Think about it. You can now say, "In my 2021 analysis, I predicted X. Looking back, Y actually happened because of Z." That kind of retrospective insight is incredibly high-value. It proves you aren't just an AI bot churning out generic text; it proves you've been in the game for years. You’re providing "Information Gain" by comparing past theories with present realities.

Don't just delete the old predictions. Critique them. Show your work.

The Discovery Factor

Google Discover is a different beast than Search. It's based on interests, not just queries. To get your old ass analysis into Discover, you need high-quality, "clicky" (but not clickbait) imagery and a hook that feels timely. If something in the news cycles back to a topic you covered years ago, that is your moment to strike. Update the post, push it to your email list, share it on social, and watch the Discover traffic spike.
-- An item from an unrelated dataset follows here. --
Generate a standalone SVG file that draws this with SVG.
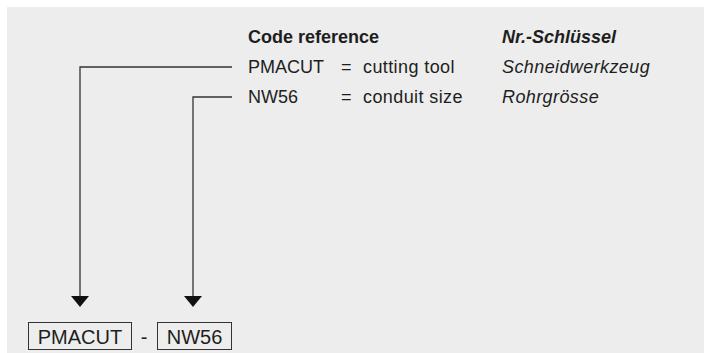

Practical Steps to Revive Your Content Library

Stop looking at your archives as a burden. Start looking at them as an inventory of assets that just need a little polish. It's cheaper than hiring a fleet of freelancers to write new stuff that might not even rank.

  1. Identify the "Striking Distance" keywords. Find pages ranking in positions 4-15. These are your priority targets for a refresh.
  2. Audit for accuracy. If you cited a study from 2017, find the 2024 or 2025 version. If the expert you quoted has since been "canceled" or changed careers, find a new source.
  3. Enhance the media. Replace grainy, low-res screenshots with high-definition charts or even a quick video summary.
  4. Tighten the prose. We all wrote a bit differently a few years ago. Cut the fluff. Get to the point faster.
  5. Update the "Last Updated" date. But only if you’ve actually made substantial changes. Google rewards transparency, not metadata manipulation.

The reality of the web in 2026 is that it's crowded. There is more content than there are humans to read it. The way you stand out isn't by adding to the noise, but by being the most reliable, most updated, and most insightful source on a topic you’ve already mastered. That old ass analysis is your secret weapon. Use it.

Actionable Insight: Go to your Google Search Console right now. Filter for pages that have lost the most clicks in the last 12 months. Pick the top three. Spend two hours on each, updating the facts, adding new internal links, and sharpening the title to match today’s search intent. Re-submit those URLs for indexing. You’ll likely see a traffic lift within 14 days without writing a single new page.